Electronics newbie here. A little experience with soldering together guitar pedal kits and a basic understanding of individual components.
I am having an LTspice problem. I downloaded the latest version (24.0.9). I have been working with tutorials to try to learn how to use the program to simulate guitar pedal circuits. The latest version has an updated interface and different file locations. With my limited experience with it I am not locating any good tutorials that can walk me through how to do things.

I am trying to simulate a real circuit that I have soldered up and put in a box. It is called a "Tiny Tester". It generates a steady sine wave to recreate the sound of a guitar string being played. This signal is then fed out into a guitar pedal for troubleshooting the pedal. It gives a steady signal (about 440Hz) to test pedals without needing a guitar.

I have simulated other circuits in LTspice and they have worked as expected. On those I was able to probe and find the DC voltages. I could also probe and view the sine waves on the waveform viewer.

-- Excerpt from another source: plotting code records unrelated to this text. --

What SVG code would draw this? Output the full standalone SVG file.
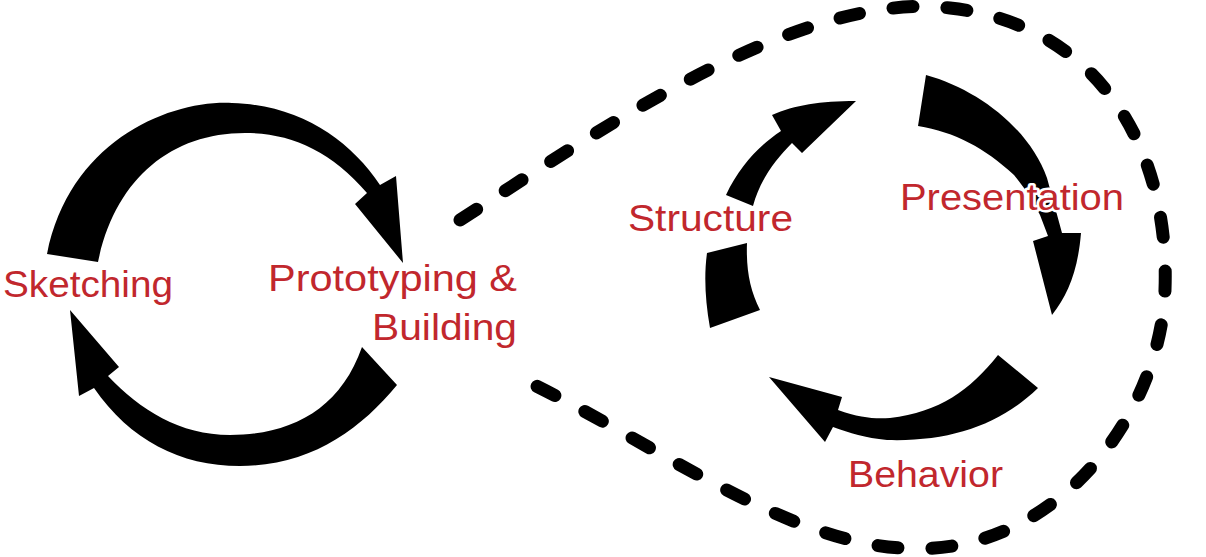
<svg xmlns="http://www.w3.org/2000/svg" width="1206" height="557" viewBox="0 0 1206 557">
<style>
.arr{fill:#000}
.lbl{font-family:"Liberation Sans",Arial,sans-serif;font-size:36px;fill:#c1272d;stroke:#fff;stroke-width:5;paint-order:stroke;stroke-linejoin:round}
.dash{fill:none;stroke:#000;stroke-width:13;stroke-linecap:round;stroke-dasharray:20 34}
</style>
<rect width="1206" height="557" fill="#fff"/>
<g id="connectors">
<path class="dash" d="M460,220 C600,130 800,-10 950,8 C1100,25 1170,150 1165,290 C1160,420 1050,560 900,548 C780,540 650,440 520,378"/>
<path class="arr" d="M47,254 C70,140 170,100 232,103 C300,105 350,140 380,185 L396,176 L403,263 L355,204 L367,193 C330,150 290,133 245,133 C170,133 115,180 98,262 Z"/>
<path class="arr" d="M70,310 L79,396 L94,388 C130,440 180,466 240,466 C310,466 360,430 397,385 L362,347 C340,410 290,435 230,435 C180,435 140,410 108,376 L119,367 Z"/>
<path class="arr" d="M726,195 C740,165 760,145 781,131 L772,115 C795,105 820,101 856,101 L802,153 L792,143 C775,160 760,180 753,206 Z"/>
<path class="arr" d="M707,253 L747,243 C746,270 750,290 760,310 L710,328 C705,300 704,275 707,253 Z"/>
<path class="arr" d="M926,75 C980,90 1030,130 1047,178 L1062,233 L1081,233 C1078,270 1068,295 1052,315 L1033,241 L1048,236 L1040,215 C1030,195 1022,185 1014,175 C985,148 955,132 918,126 Z"/>
<path class="arr" d="M998,355 L1038,388 C1000,425 950,442 887,440 C865,438 850,433 833,427 L825,442 L769,377 L842,397 L838,410 C860,418 875,419 890,418 C940,412 970,390 998,355 Z"/>
</g>
<g id="sketching"><text class="lbl" x="3" y="297" textLength="170" lengthAdjust="spacingAndGlyphs">Sketching</text></g>
<g id="prototyping"><text class="lbl" x="268" y="291" textLength="249" lengthAdjust="spacingAndGlyphs">Prototyping &amp;</text><text class="lbl" x="372" y="340" textLength="145" lengthAdjust="spacingAndGlyphs">Building</text></g>
<g id="structure"><text class="lbl" x="628" y="231" textLength="165" lengthAdjust="spacingAndGlyphs">Structure</text></g>
<g id="presentation"><text class="lbl" x="900" y="210" textLength="224" lengthAdjust="spacingAndGlyphs">Presentation</text></g>
<g id="behavior"><text class="lbl" x="848" y="487" textLength="155" lengthAdjust="spacingAndGlyphs">Behavior</text></g>
</svg>
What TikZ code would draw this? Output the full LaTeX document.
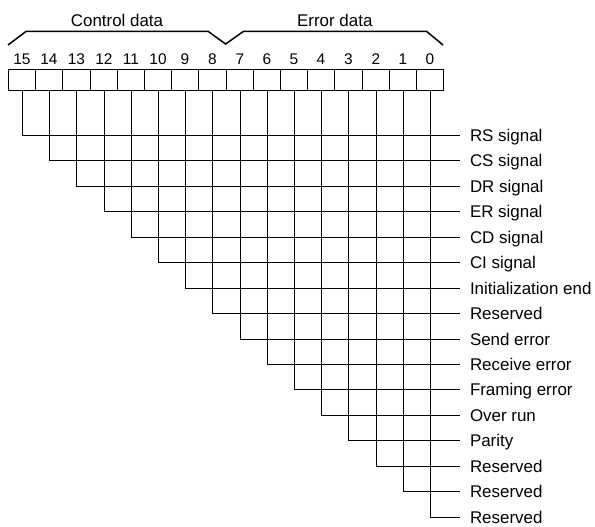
\documentclass[tikz,border=0pt]{standalone}
\usepackage{fontspec}
\setmainfont{Liberation Sans}
\begin{document}
\begin{tikzpicture}[x=1bp,y=-1bp,
  line width=1.5bp,
  bitbox/.style={draw, minimum height=21bp, inner sep=0pt, outer sep=0pt},
  bitnum/.style={inner sep=0pt, text height=11.1pt, text depth=0pt,
    font=\fontsize{15.5}{18}\selectfont},
  grouptitle/.style={inner sep=0pt, text height=12.2pt, text depth=0pt,
    font=\fontsize{17}{20}\selectfont},
  siglabel/.style={anchor=west, inner xsep=10bp, inner ysep=0pt, outer sep=0pt,
    text height=12.2pt, text depth=0pt, font=\fontsize{17}{20}\selectfont},
  wire/.style={line width=1.5bp}]
\useasboundingbox (0,0) rectangle (595,527);

% register bits 15..0 with their numbers (edges kept on pixel centres)
\foreach \i in {0,...,15} {
  \pgfmathsetmacro\lft{round(8+27.2*(15-\i))+0.5}
  \pgfmathsetmacro\rgt{round(8+27.2*(16-\i))+0.5}
  \pgfmathsetmacro\mid{(\lft+\rgt)/2}
  \pgfmathsetmacro\wx{floor(\mid)+0.5}
  \node[bitbox, minimum width=(\rgt-\lft)*1bp] (b\i) at (\mid, 80) {};
  \coordinate (c\i) at (\wx, 100);
  \node[bitnum] (n\i) at (\mid, 58.7) {\i};
}

% group brackets
\draw (8,45) -- (26,31.5) -- (208.3,31.5) -- (225.6,44) -- (243.3,31.5)
  -- (426.7,31.5) -- (443,45);
\node[grouptitle] (ctl) at (117,20) {Control data};
\node[grouptitle] (err) at (334.8,20) {Error data};

% signal names
\foreach \t [count=\k from 0] in {RS signal, CS signal, DR signal, ER signal,
  CD signal, CI signal, Initialization end, Reserved, Send error,
  Receive error, Framing error, Over run, Parity, Reserved, Reserved, Reserved} {
  \pgfmathsetmacro\ry{round(135+25.45*\k)+0.5}
  \node[siglabel] (s\k) at (460, \ry) {\t};
}

% bit lines to their signal names
\foreach \k in {0,...,15} {
  \pgfmathtruncatemacro\b{15-\k}
  \draw[wire] (b\b.south -| c\b) |- (s\k.west);
}
\end{tikzpicture}
\end{document}
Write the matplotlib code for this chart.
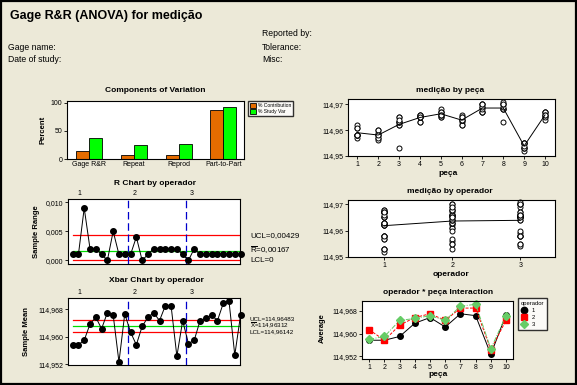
import numpy as np
import matplotlib
matplotlib.use('Agg')
import matplotlib.pyplot as plt
from matplotlib.patches import Rectangle
from matplotlib.lines import Line2D
from matplotlib.ticker import FuncFormatter
import matplotlib.transforms as mtransforms

plt.rcParams['font.family'] = ['Liberation Sans', 'DejaVu Sans']
plt.rcParams['mathtext.fontset'] = 'custom'
plt.rcParams['mathtext.rm'] = 'Liberation Sans'

# measurements: operator x part x trial
op1 = [[114.957, 114.958, 114.958], [114.958, 114.957, 114.958], [114.953, 114.962, 114.962],
       [114.963, 114.965, 114.963], [114.965, 114.967, 114.965], [114.962, 114.963, 114.962],
       [114.967, 114.967, 114.967], [114.963, 114.968, 114.968], [114.952, 114.953, 114.953],
       [114.967, 114.966, 114.967]]
op2 = [[114.961, 114.962, 114.961], [114.956, 114.960, 114.957], [114.963, 114.963, 114.963],
       [114.966, 114.965, 114.966], [114.966, 114.968, 114.967], [114.964, 114.966, 114.964],
       [114.969, 114.970, 114.968], [114.970, 114.968, 114.969], [114.955, 114.953, 114.955],
       [114.965, 114.964, 114.965]]
op3 = [[114.958, 114.958, 114.958], [114.959, 114.960, 114.958], [114.965, 114.965, 114.964],
       [114.965, 114.966, 114.965], [114.967, 114.966, 114.966], [114.965, 114.964, 114.965],
       [114.970, 114.969, 114.970], [114.970, 114.971, 114.970], [114.955, 114.954, 114.955],
       [114.967, 114.966, 114.966]]
operators = ['1', '2', '3']
parts = list(range(1, 11))

components = ['Gage R&R', 'Repeat', 'Reprod', 'Part-to-Part']
pct_contribution = [13.6, 6.6, 7.0, 86.4]
pct_study_var = [36.9, 25.7, 26.5, 93.0]

r_ucl, r_bar, r_lcl = 0.00429, 0.00167, 0.0
x_ucl, x_bar, x_lcl = 114.96483, 114.96312, 114.96142

data = np.array([op1, op2, op3])          # 3 x 10 x 3
ranges = np.ptp(data, axis=2).ravel()
means = data.mean(axis=2).ravel()
idx = np.arange(1, 31)

W, H = 577, 385
fig = plt.figure(figsize=(W / 100, H / 100), dpi=100)
bg = '#ECE9D8'
fig.patch.set_facecolor(bg)
fig.patches.append(Rectangle((0.001, 0.002), 0.997, 0.995, transform=fig.transFigure,
                             fill=False, edgecolor='black', lw=1.6))


def ax_px(x0, y0, x1, y1):
    a = fig.add_axes([x0 / W, 1 - y1 / H, (x1 - x0) / W, (y1 - y0) / H])
    a.set_facecolor('white')
    for s in a.spines.values():
        s.set_linewidth(0.8)
    a.tick_params(labelsize=5, length=2, width=0.6, pad=1.5)
    return a


def txt(x, y, s, **kw):
    fig.text(x / W, 1 - y / H, s, **kw)


def comma(fmt):
    return FuncFormatter(lambda v, p: (fmt % v).replace('.', ','))


# header
txt(10, 16, 'Gage R&R (ANOVA) for medição', fontsize=9, fontweight='bold', va='center')
txt(8, 47, 'Gage name:', fontsize=6.2, va='center')
txt(8, 60, 'Date of study:', fontsize=6.2, va='center')
txt(262, 34, 'Reported by:', fontsize=6.2, va='center')
txt(262, 47, 'Tolerance:', fontsize=6.2, va='center')
txt(262, 60, 'Misc:', fontsize=6.2, va='center')

tfs = 6
# components of variation
ax = ax_px(67, 101, 244, 159)
xc = np.arange(len(components))
bw = 0.29
ax.bar(xc - bw / 2, pct_contribution, bw, color='#E56C00', edgecolor='black', lw=0.6, label='% Contribution')
ax.bar(xc + bw / 2, pct_study_var, bw, color='#00FF00', edgecolor='black', lw=0.6, label='% Study Var')
ax.set_xlim(-0.5, 3.46)
ax.set_ylim(0, 103)
ax.set_yticks([0, 50, 100])
ax.set_xticks(xc)
ax.set_xticklabels(components)
ax.tick_params(axis='x', length=0)
ax.legend(loc='upper left', bbox_to_anchor=(248 / W, 1 - 101 / H), bbox_transform=fig.transFigure,
          fontsize=3.6, frameon=True, fancybox=False, edgecolor='black', handlelength=1.3,
          handleheight=1.2, borderpad=0.3, labelspacing=0.2, handletextpad=0.4, borderaxespad=0)
txt(155, 91, 'Components of Variation', fontsize=tfs, fontweight='bold', ha='center', va='center')
txt(43, 130, 'Percent', fontsize=5.5, fontweight='bold', rotation=90, ha='center', va='center')

# R chart
ax = ax_px(68, 199, 240, 264)
ax.plot(idx, ranges, color='black', lw=0.7, marker='o', ms=4, clip_on=False, zorder=3)
ax.plot([1, 30], [r_ucl, r_ucl], color='red', lw=0.9)
ax.plot([1, 30], [r_bar, r_bar], color='#00DD00', lw=0.9)
ax.plot([1, 30], [r_lcl, r_lcl], color='red', lw=0.9)
for xv in [10.5, 20.5]:
    ax.axvline(xv, color='#0000CC', lw=0.9, ls=(0, (6, 3)))
ax.set_xlim(0.2, 29.9)
ax.set_ylim(-0.00064, 0.01057)
ax.set_yticks([0, 0.005, 0.010])
ax.yaxis.set_major_formatter(comma('%.3f'))
ax.set_xticks([])
tr = mtransforms.blended_transform_factory(ax.transData, ax.transAxes)
for xv, s in zip([2.2, 11.7, 21.6], operators):
    ax.text(xv, 1.03, s, transform=tr, fontsize=5, ha='center', va='bottom')
txt(250, 236, 'UCL=0,00429', fontsize=5.8, va='center')
txt(250, 250.5, r'$\overline{\mathrm{R}}$=0,00167', fontsize=5.8, va='center')
txt(250, 260.5, 'LCL=0', fontsize=5.8, va='center')
txt(155, 184, 'R Chart by operador', fontsize=tfs, fontweight='bold', ha='center', va='center')
txt(37, 232, 'Sample Range', fontsize=5.5, fontweight='bold', rotation=90, ha='center', va='center')

# Xbar chart
ax = ax_px(68, 298, 240, 365)
ax.plot(idx, means, color='black', lw=0.7, marker='o', ms=4, clip_on=False, zorder=3)
ax.plot([1, 30], [x_ucl, x_ucl], color='red', lw=0.9)
ax.plot([1, 30], [x_bar, x_bar], color='#00DD00', lw=0.9)
ax.plot([1, 30], [x_lcl, x_lcl], color='red', lw=0.9)
for xv in [10.5, 20.5]:
    ax.axvline(xv, color='#0000CC', lw=0.9, ls=(0, (6, 3)))
ax.set_xlim(0.2, 29.9)
ax.set_ylim(114.9518, 114.97126)
ax.set_yticks([114.952, 114.960, 114.968])
ax.yaxis.set_major_formatter(comma('%.3f'))
ax.set_xticks([])
tr = mtransforms.blended_transform_factory(ax.transData, ax.transAxes)
for xv, s in zip([2.2, 11.7, 21.6], operators):
    ax.text(xv, 1.03, s, transform=tr, fontsize=5, ha='center', va='bottom')
txt(250, 319, 'UCL=114,96483', fontsize=4.5, va='center')
txt(250, 325.5, r'$\overline{\mathrm{X}}$=114,96312', fontsize=4.5, va='center')
txt(250, 332, 'LCL=114,96142', fontsize=4.5, va='center')
txt(156, 281, 'Xbar Chart by operador', fontsize=tfs, fontweight='bold', ha='center', va='center')
txt(27, 332, 'Sample Mean', fontsize=5.5, fontweight='bold', rotation=90, ha='center', va='center')

# medição by peça
ax = ax_px(348, 99, 555, 156)
for p in range(10):
    vals = data[:, p, :].ravel()
    ax.plot(np.full(vals.size, parts[p]), vals, ls='none', marker='o', ms=3.6, mfc='white',
            mec='black', mew=0.7, clip_on=False)
ax.plot(parts, data.mean(axis=(0, 2)), color='black', lw=0.7)
ax.set_xlim(0.55, 10.48)
ax.set_ylim(114.95, 114.97205)
ax.set_yticks([114.95, 114.96, 114.97])
ax.yaxis.set_major_formatter(comma('%.2f'))
ax.set_xticks(parts)
txt(450, 91, 'medição by peça', fontsize=tfs, fontweight='bold', ha='center', va='center')
txt(448, 173, 'peça', fontsize=6, fontweight='bold', ha='center', va='center')

# medição by operador
ax = ax_px(348, 200, 555, 257)
for o in range(3):
    vals = data[o].ravel()
    ax.plot(np.full(vals.size, o + 1), vals, ls='none', marker='o', ms=3.6, mfc='white',
            mec='black', mew=0.7, clip_on=False)
ax.plot([1, 2, 3], data.mean(axis=(1, 2)), color='black', lw=0.7)
ax.set_xlim(0.47, 3.51)
ax.set_ylim(114.95, 114.9716)
ax.set_yticks([114.95, 114.96, 114.97])
ax.yaxis.set_major_formatter(comma('%.2f'))
ax.set_xticks([1, 2, 3])
ax.set_xticklabels(operators)
txt(450, 192, 'medição by operador', fontsize=tfs, fontweight='bold', ha='center', va='center')
txt(451, 275, 'operador', fontsize=6, fontweight='bold', ha='center', va='center')

# interaction
ax = ax_px(362, 301, 513, 359)
styles = [('black', 'o', '-', 4), ('red', 's', (0, (3, 1.5)), 3.8), ('#66CC66', 'D', (0, (5, 1.5, 1, 1.5)), 3.8)]
handles = []
for o, (c, m, ls, ms) in enumerate(styles):
    ax.plot(parts, data[o].mean(axis=1), color=c, ls=ls, lw=0.7, marker=m, ms=ms, mec=c, clip_on=False)
    handles.append(Line2D([], [], ls='none', marker=m, color=c, ms=ms + 0.6))
ax.set_xlim(0.52, 10.46)
ax.set_ylim(114.95105, 114.9715)
ax.set_yticks([114.952, 114.960, 114.968])
ax.yaxis.set_major_formatter(comma('%.3f'))
ax.set_xticks(parts)
leg = ax.legend(handles, operators, title='operador', loc='upper left',
                bbox_to_anchor=(518 / W, 1 - 298 / H), bbox_transform=fig.transFigure,
                fontsize=4.2, title_fontsize=4.2, frameon=True, fancybox=False, edgecolor='black',
                handlelength=1.2, borderpad=0.5, labelspacing=0.35, handletextpad=0.6, borderaxespad=0)
leg._legend_box.align = 'left'
txt(438, 292, 'operador * peça Interaction', fontsize=tfs, fontweight='bold', ha='center', va='center')
txt(438, 375, 'peça', fontsize=6, fontweight='bold', ha='center', va='center')
txt(322, 328, 'Average', fontsize=5.5, fontweight='bold', rotation=90, ha='center', va='center')

fig.savefig('out.png', dpi=100, facecolor=bg)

On the LTspice simulation of the Tiny Tester I have probed all the DC voltages in the schematic and they match the voltages on the real circuit. I don't see any sine wave output on the waveform viewer. I only get a reading of +17uV DC at the output.

Does my schematic look correct? One change is that I modeled the variable pot as two resistors because I did not see an easy way to insert a variable pot.
Am I missing some Simulation Command setting that needs to be added/changed? Have I skipped some step on this simulation? I admit that I am just guessing on the Configure settings but they worked on the last similar schematic I set up.

Any suggestions are appreciated. I monitor and reply as my work schedule allows.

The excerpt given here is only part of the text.